Ismael changed his expression and tried a new approach. But it wasn’t the cautious one you’d expect in someone who had just been put in his place by a specialist on the subject, by a doctor. On the contrary, Ismael began to speak like someone who, having listened to a patent ignoramus, feels like showing off.
“I could speak at length about Lacerta viridis,” he began, “but the subject is too complex to deal with in a few minutes. All I will say is that the Lacerta viridis indigenous to our country bears no resemblance whatsoever to that of South America. The only thing they have in common is their name. But, anyway, there’s no point in pursuing that topic now. I would prefer to clear up the other matter. You say it’s not normal to come across someone holding a lizard, and you’re right. Unfortunately it isn’t normal. The normal thing is simply to run over any lizard we find lying defenseless on the road; just drive over it with your car and squash it. That’s why we are as we are.”
I recalled the half-wild Ismael of my primary school days and I couldn’t get over my amazement. It was true what the old primary school photo had said. Life certainly is full of changes. In my uncle’s garden, Ismael was holding forth like a professor, with authority and rhetorical style. My friend and I didn’t know how best to resist his reasoning.
“But why do you still trap lizards? You still haven’t explained that.”
“I don’t trap them, I collect them. To save them, of course.”
“To save them?”
But this time we were only pretending to be amazed. We hadn’t forgotten the remark Ismael had made about the seascape hanging on the wall of his pub, and you didn’t have to be a genius to grasp what he meant by “saving” them. My friend and I began to feel ridiculous.
“I belong to a society,” Ismael began, by way of explanation. “We look after endangered species. I look after lizards. They’re in a very bad way. A lot of them are dying from the insecticides farmers use. The one last night was very sick. I took it back to the hut, but I don’t know… I don’t know if it will survive.”
“You’ve got a hut?” my friend asked.
“Yes, right here, next to the church. It’s like a little hospital. And do you know who looks after everything when I’m working?”
We shook our heads.
“Albino María. He really loves lizards. Even more than I do. And I give him a little money for the work he does.”
He was looking at me and smiling as he spoke. But I felt incapable of saying anything. I was speechless.
Fortunately, at that point my uncle interrupted the conversation.
“Are you all right out there?” he called to us from the door to the house.

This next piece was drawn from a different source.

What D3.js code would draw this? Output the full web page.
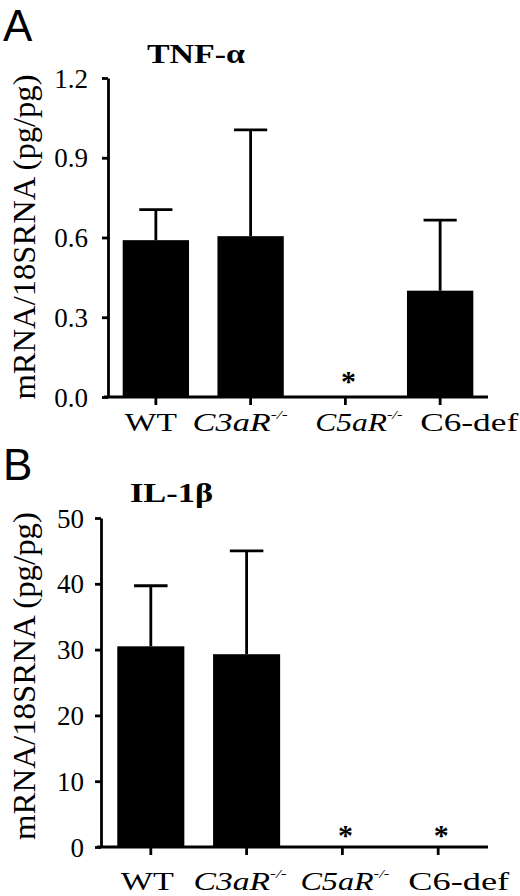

“Fine! The shade from this tree is wonderful!” Naturally it was Ismael who replied.
“We’ll have to change the program. Samuel has just gotten into the bath. How do you feel about having lunch at half past two?”
“Whatever suits you best, Uncle. We’re in no hurry.”
I wasn’t telling the truth, for my one desire at that moment was to be somewhere else, but… how can you avoid lying when the truth is impossible to explain? My uncle could never imagine the conversation taking place at that table.